PepsiCo Inc. lowered its earnings forecast as it suffered from weak consumer demand for its products during the first quarter.
PepsiCo, owner of Lay’s, Tostitos and more, saw its net revenue decline almost 2% and faced a 1% decrease in North American revenue.
President Donald Trump’s universal 10% tariff will affect Pepsi, as the concentrate of the sugary drink is made in Ireland, from which Pepsi would source due to the country’s low corporate tax rate.
PepsiCo has now lowered its estimated earnings forecast to a 3% decline.
“As we look ahead, we expect more volatility and uncertainty, particularly related to global trade developments, which we expect will increase our supply chain costs,” PepsiCo CEO Ramon Laguarta said in a statement.
The 10% tariff also affected PepsiCo’s Mexico operations, where it has two food plants.
The global 25% tariff on aluminum will also affect PepsiCo.
“We probably aren’t feeling as good about the consumer now as we were a few months ago,” Jamie Caulfield, PepsiCo finance chief, told The Wall Street Journal.

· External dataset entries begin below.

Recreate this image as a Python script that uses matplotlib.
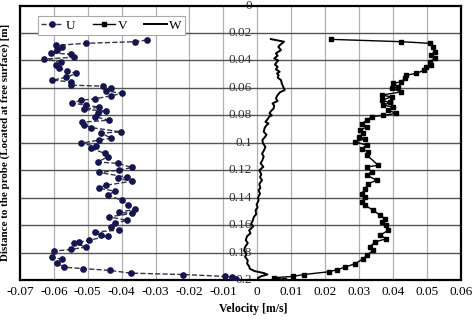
import matplotlib
matplotlib.use("Agg")
import matplotlib.pyplot as plt

plt.rcParams['font.family'] = ['Liberation Serif', 'DejaVu Serif']

# U velocity profile (dashed, circles)
u_depth = [0.0251, 0.0263, 0.0275, 0.0290, 0.0300, 0.0324, 0.0346, 0.0354, 0.0376, 0.0390,
           0.0410, 0.0434, 0.0457, 0.0477, 0.0494, 0.0523, 0.0543, 0.0556, 0.0580, 0.0587,
           0.0603, 0.0620, 0.0640, 0.0657, 0.0680, 0.0690, 0.0710, 0.0726, 0.0740, 0.0757,
           0.0768, 0.0785, 0.0810, 0.0835, 0.0850, 0.0870, 0.0889, 0.0920, 0.0930, 0.0967,
           0.0980, 0.1004, 0.1024, 0.1040, 0.1077, 0.1100, 0.1140, 0.1150, 0.1180, 0.1200,
           0.1216, 0.1250, 0.1260, 0.1280, 0.1310, 0.1330, 0.1353, 0.1380, 0.1420, 0.1450,
           0.1485, 0.1506, 0.1515, 0.1540, 0.1565, 0.1586, 0.1616, 0.1637, 0.1650, 0.1674,
           0.1680, 0.1710, 0.1725, 0.1730, 0.1760, 0.1777, 0.1790, 0.1834, 0.1850, 0.1877,
           0.1907, 0.1917, 0.1930, 0.1950, 0.1960, 0.1974, 0.1980, 0.1996]
u_vel = [-0.0326, -0.0360, -0.0506, -0.0593, -0.0575, -0.0590, -0.0607, -0.0550, -0.0540, -0.0630,
         -0.0578, -0.0593, -0.0584, -0.0560, -0.0534, -0.0563, -0.0604, -0.0550, -0.0550, -0.0455,
         -0.0430, -0.0447, -0.0400, -0.0430, -0.0480, -0.0520, -0.0545, -0.0505, -0.0467, -0.0510,
         -0.0447, -0.0470, -0.0480, -0.0437, -0.0517, -0.0510, -0.0490, -0.0403, -0.0460, -0.0430,
         -0.0467, -0.0520, -0.0476, -0.0490, -0.0450, -0.0440, -0.0470, -0.0410, -0.0370, -0.0408,
         -0.0467, -0.0385, -0.0410, -0.0370, -0.0447, -0.0467, -0.0420, -0.0440, -0.0400, -0.0380,
         -0.0360, -0.0408, -0.0370, -0.0437, -0.0385, -0.0420, -0.0430, -0.0408, -0.0480, -0.0460,
         -0.0440, -0.0496, -0.0525, -0.0540, -0.0505, -0.0550, -0.0600, -0.0604, -0.0575, -0.0590,
         -0.0569, -0.0513, -0.0435, -0.0373, -0.0218, -0.0095, -0.0075, -0.0063]

# V velocity profile (solid, small squares)
v_depth = [0.0246, 0.0263, 0.0275, 0.0300, 0.0336, 0.0360, 0.0385, 0.0410, 0.0434, 0.0446,
           0.0470, 0.0494, 0.0507, 0.0530, 0.0555, 0.0567, 0.0590, 0.0604, 0.0628, 0.0653,
           0.0665, 0.0690, 0.0706, 0.0726, 0.0738, 0.0762, 0.0786, 0.0800, 0.0810, 0.0835,
           0.0860, 0.0884, 0.0908, 0.0932, 0.0957, 0.0970, 0.0993, 0.1018, 0.1042, 0.1066,
           0.1090, 0.1164, 0.1176, 0.1212, 0.1236, 0.1273, 0.1297, 0.1334, 0.1370, 0.1395,
           0.1431, 0.1455, 0.1492, 0.1528, 0.1553, 0.1577, 0.1600, 0.1638, 0.1674, 0.1699,
           0.1723, 0.1760, 0.1784, 0.1820, 0.1845, 0.1880, 0.1906, 0.1925, 0.1940, 0.1960,
           0.1974, 0.1983, 0.1998]
v_vel = [0.0216, 0.0425, 0.0508, 0.0518, 0.0523, 0.0513, 0.0523, 0.0508, 0.0513, 0.0498,
         0.0493, 0.0469, 0.0440, 0.0435, 0.0425, 0.0400, 0.0415, 0.0396, 0.0425, 0.0367,
         0.0396, 0.0367, 0.0391, 0.0372, 0.0400, 0.0386, 0.0410, 0.0372, 0.0337, 0.0323,
         0.0308, 0.0323, 0.0303, 0.0313, 0.0299, 0.0318, 0.0289, 0.0323, 0.0308, 0.0328,
         0.0323, 0.0357, 0.0323, 0.0337, 0.0323, 0.0352, 0.0328, 0.0318, 0.0308, 0.0318,
         0.0308, 0.0318, 0.0342, 0.0362, 0.0376, 0.0367, 0.0381, 0.0386, 0.0362, 0.0381,
         0.0347, 0.0332, 0.0342, 0.0323, 0.0313, 0.0289, 0.0260, 0.0235, 0.0211, 0.0138,
         0.0104, 0.0050, 0.0079]

# W velocity profile (solid line)
w_depth = [0.0244, 0.0263, 0.0285, 0.0300, 0.0324, 0.0348, 0.0365, 0.0385, 0.0400, 0.0410,
           0.0430, 0.0446, 0.0465, 0.0482, 0.0495, 0.0507, 0.0525, 0.0543, 0.0565, 0.0590,
           0.0616, 0.0630, 0.0640, 0.0660, 0.0677, 0.0695, 0.0713, 0.0730, 0.0750, 0.0770,
           0.0786, 0.0800, 0.0810, 0.0830, 0.0847, 0.0860, 0.0870, 0.0890, 0.0920, 0.0940,
           0.0957, 0.0980, 0.1005, 0.1030, 0.1054, 0.1080, 0.1100, 0.1127, 0.1150, 0.1175,
           0.1200, 0.1230, 0.1250, 0.1273, 0.1300, 0.1330, 0.1346, 0.1370, 0.1400, 0.1420,
           0.1450, 0.1470, 0.1492, 0.1520, 0.1540, 0.1565, 0.1590, 0.1610, 0.1638, 0.1660,
           0.1680, 0.1710, 0.1730, 0.1760, 0.1784, 0.1810, 0.1830, 0.1857, 0.1880, 0.1900,
           0.1918, 0.1935, 0.1950, 0.1960, 0.1972, 0.1985, 0.2000]
w_vel = [0.0040, 0.0079, 0.0068, 0.0062, 0.0070, 0.0055, 0.0060, 0.0050, 0.0062, 0.0058,
         0.0052, 0.0060, 0.0055, 0.0066, 0.0058, 0.0063, 0.0060, 0.0070, 0.0072, 0.0076,
         0.0081, 0.0068, 0.0064, 0.0058, 0.0055, 0.0060, 0.0045, 0.0050, 0.0048, 0.0040,
         0.0036, 0.0043, 0.0035, 0.0030, 0.0024, 0.0033, 0.0028, 0.0022, 0.0019, 0.0027,
         0.0023, 0.0015, 0.0017, 0.0024, 0.0020, 0.0014, 0.0019, 0.0015, 0.0010, 0.0018,
         0.0006, 0.0012, 0.0008, 0.0014, 0.0006, 0.0009, 0.0004, 0.0008, 0.0002, 0.0004,
         -0.0002, 0.0001, -0.0005, -0.0003, -0.0010, -0.0013, -0.0018, -0.0012, -0.0024, -0.0020,
         -0.0030, -0.0034, -0.0028, -0.0036, -0.0039, -0.0032, -0.0036, -0.0028, -0.0030, -0.0024,
         -0.0022, -0.0008, 0.0020, 0.0030, 0.0012, 0.0002, 0.0004]

x_ticks = [-0.07, -0.06, -0.05, -0.04, -0.03, -0.02, -0.01, 0, 0.01, 0.02, 0.03, 0.04, 0.05, 0.06]
y_ticks = [0, 0.02, 0.04, 0.06, 0.08, 0.1, 0.12, 0.14, 0.16, 0.18, 0.2]

fig = plt.figure(figsize=(4.74, 3.2), dpi=100)
ax = fig.add_axes([0.042, 0.125, 0.93, 0.8575])

ax.plot(u_vel, u_depth, '--', color='#33334d', lw=1.0, marker='o', ms=3.8,
        mfc='#141450', mec='#141450', label='U', zorder=4)
ax.plot(v_vel, v_depth, '-', color='black', lw=1.0, marker='s', ms=2.2,
        mfc='black', mec='black', label='V', zorder=3)
ax.plot(w_vel, w_depth, '-', color='black', lw=1.4, label='W', zorder=3)

ax.set_xlim(-0.07, 0.06)
ax.set_ylim(0.2, 0)
ax.set_xticks(x_ticks)
ax.set_xticklabels(['%g' % t for t in x_ticks], fontsize=9.5)
ax.set_yticks(y_ticks)
ax.set_yticklabels([])
ax.tick_params(axis='both', length=0, pad=4)

for t in x_ticks:
    ax.axvline(t, color='#b0b0b0', lw=0.9, zorder=1)
for t in y_ticks[1:-1]:
    ax.axhline(t, color='#555555', lw=1.0, zorder=1)

# y tick labels sit next to the x = 0 line
for t in y_ticks:
    ax.text(-0.0015, t, '%g' % t, ha='right', va='center', fontsize=9.5,
            color='#333333', zorder=2)

for s in ax.spines.values():
    s.set_linewidth(1.6)
    s.set_color('black')

ax.set_xlabel('Velocity [m/s]', fontsize=8.5, fontweight='bold', labelpad=1)
ax.xaxis.set_label_coords(0.53, -0.085)
ax.set_ylabel('Distance to the probe (Located at free surface) [m]', fontsize=7.9,
              fontweight='bold', labelpad=3)

leg = ax.legend(loc='upper left', bbox_to_anchor=(0.025, 0.985), ncol=3, fontsize=9.5,
                frameon=True, fancybox=False, edgecolor='#aaaaaa', framealpha=1,
                handlelength=1.7, columnspacing=1.3, borderpad=0.25, handletextpad=0.2)
leg.get_frame().set_linewidth(0.8)

fig.savefig('out.png', dpi=100)
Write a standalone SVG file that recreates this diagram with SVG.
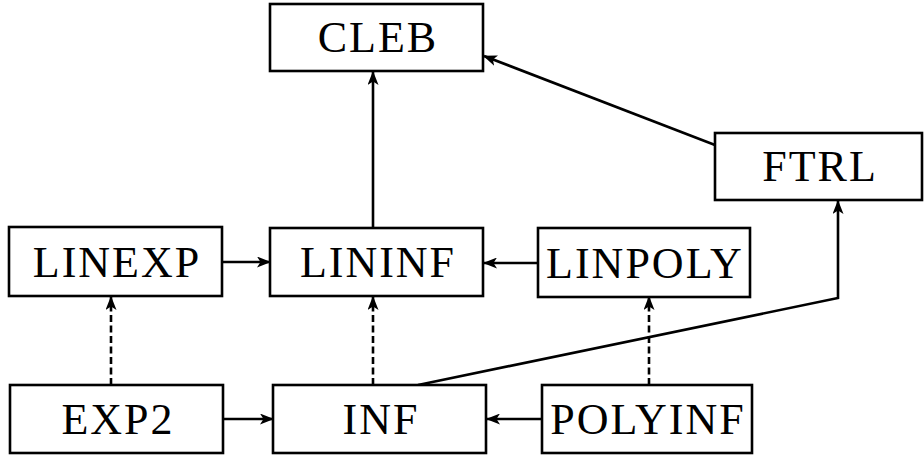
<svg xmlns="http://www.w3.org/2000/svg" width="924" height="457" viewBox="0 0 924 457">
<defs>
<marker id="ah" viewBox="0 0 14 11" refX="13" refY="5.5" markerWidth="14" markerHeight="11" markerUnits="userSpaceOnUse" orient="auto">
<path d="M0,0 L14,5.5 L0,11 L3.5,5.5 Z" fill="#000"/>
</marker>
</defs>
<style>
.box{fill:#fff;stroke:#000;stroke-width:2.6}
.lbl{font-family:"Liberation Serif","DejaVu Serif",serif;font-size:44px;text-anchor:middle;fill:#000;letter-spacing:2px}
.e{fill:none;stroke:#000;stroke-width:2.6;marker-end:url(#ah)}
.d{stroke-dasharray:7,3.5}
</style>
<rect width="924" height="457" fill="#fff"/>
<g id="edges">
<path class="e" d="M373,228 L373,72"/>
<path class="e" d="M715,145 L484,56"/>
<path class="e" d="M222,262 L270,262"/>
<path class="e" d="M538,263 L484,263"/>
<path class="e" d="M223,419 L273,419"/>
<path class="e" d="M542,419 L487,419"/>
<path class="e d" d="M111,385 L111,297"/>
<path class="e d" d="M373,385 L373,297"/>
<path class="e d" d="M649,385 L649,297"/>
<path class="e" d="M418,385 L838,298 L838,201"/>
</g>
<g id="CLEB"><rect class="box" x="270" y="4" width="213" height="67"/><text class="lbl" x="378" y="52">CLEB</text></g>
<g id="FTRL"><rect class="box" x="715" y="133" width="207" height="67"/><text class="lbl" x="820" y="181">FTRL</text></g>
<g id="LINEXP"><rect class="box" x="9" y="227" width="213" height="69"/><text class="lbl" x="117" y="277">LINEXP</text></g>
<g id="LININF"><rect class="box" x="270" y="228" width="213" height="68"/><text class="lbl" x="378" y="277">LININF</text></g>
<g id="LINPOLY"><rect class="box" x="538" y="228" width="212" height="69"/><text class="lbl" x="645" y="278">LINPOLY</text></g>
<g id="EXP2"><rect class="box" x="10" y="385" width="213" height="68"/><text class="lbl" x="118" y="434">EXP2</text></g>
<g id="INF"><rect class="box" x="273" y="385" width="213" height="68"/><text class="lbl" x="381" y="434">INF</text></g>
<g id="POLYINF"><rect class="box" x="542" y="385" width="210" height="68"/><text class="lbl" x="648" y="434">POLYINF</text></g>
</svg>
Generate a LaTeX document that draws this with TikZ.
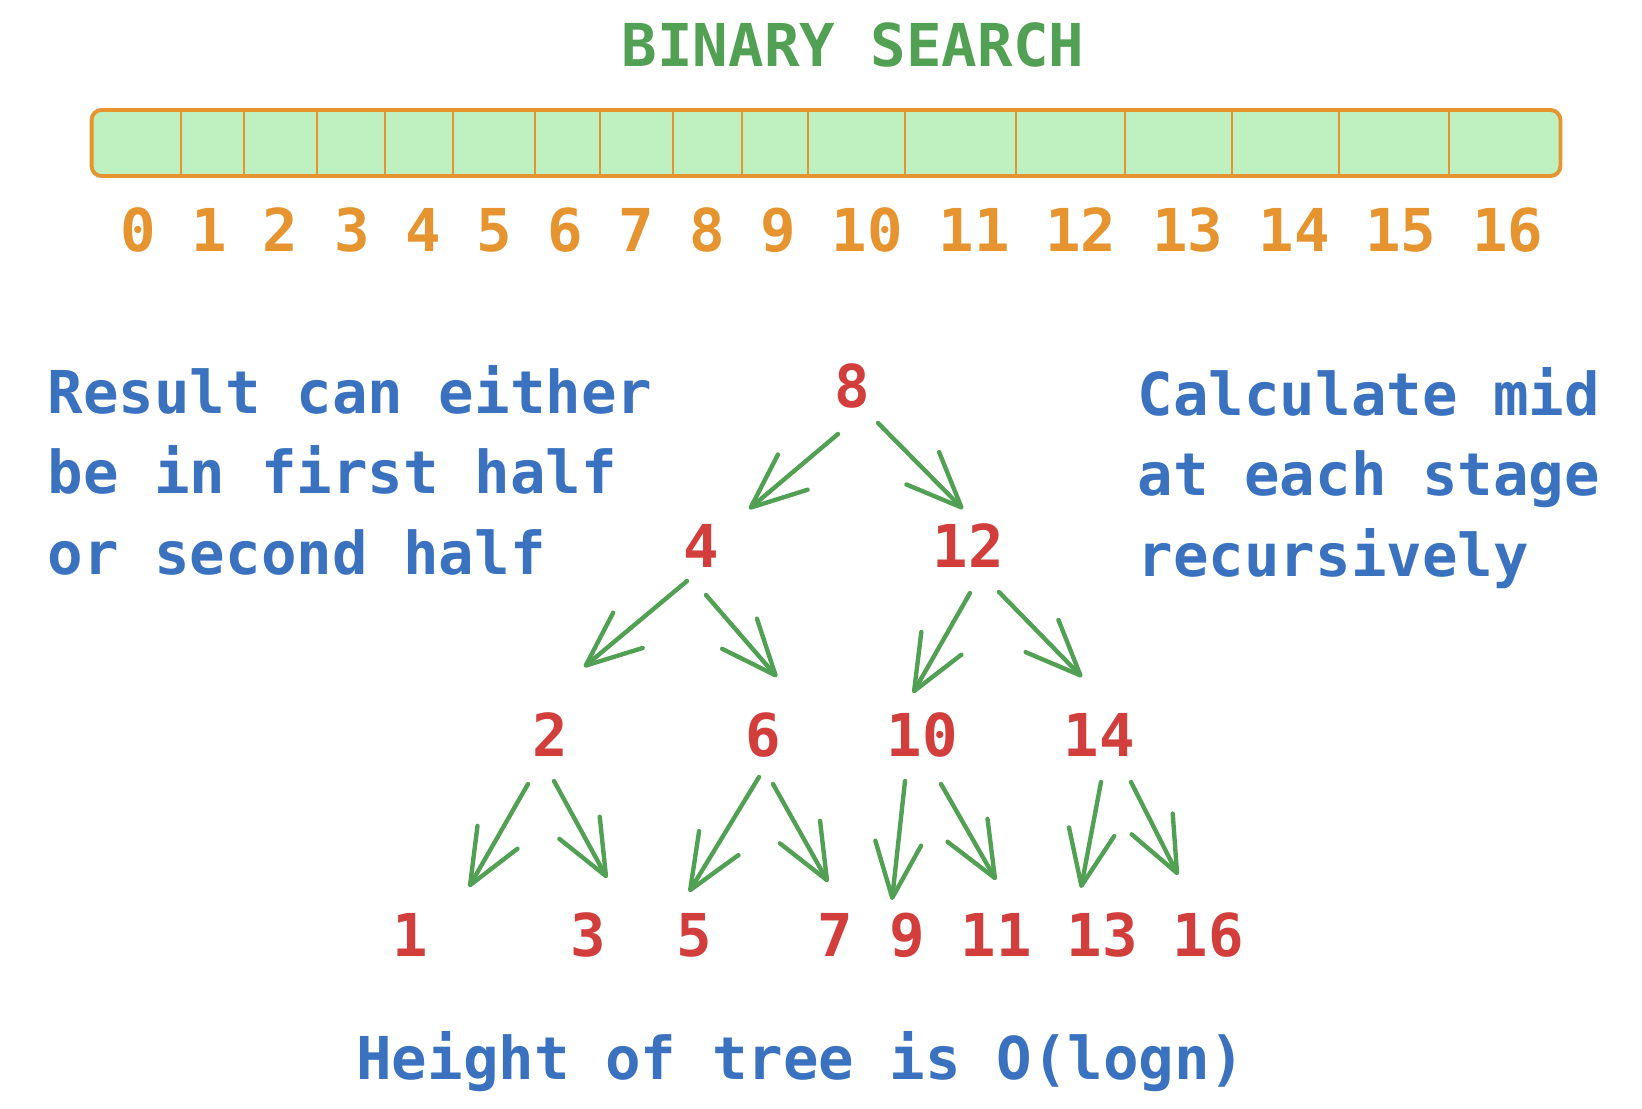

Executives from PepsiCo said they do have a plan for the tariffs but didn’t share exact details.
However, the company has started to sell items of different sizes and prices, which would allow consumers to still buy products that fit in their budget.
PepsiCo prices increased by 3% at the end of March and the organic volume declined by 2%.
“Price hikes are doing the heavy lifting, with volume growth across its beloved brands like Pepsi, Gatorade, Lay’s and Doritos struggling to gain momentum,” Aarin Chiekrie, an equity analyst at British financial services company Hargreaves Lansdown, told Reuters.
PepsiCo now faces a new challenge with the newly enforced tariffs and will soon have to decide what steps it will take from here.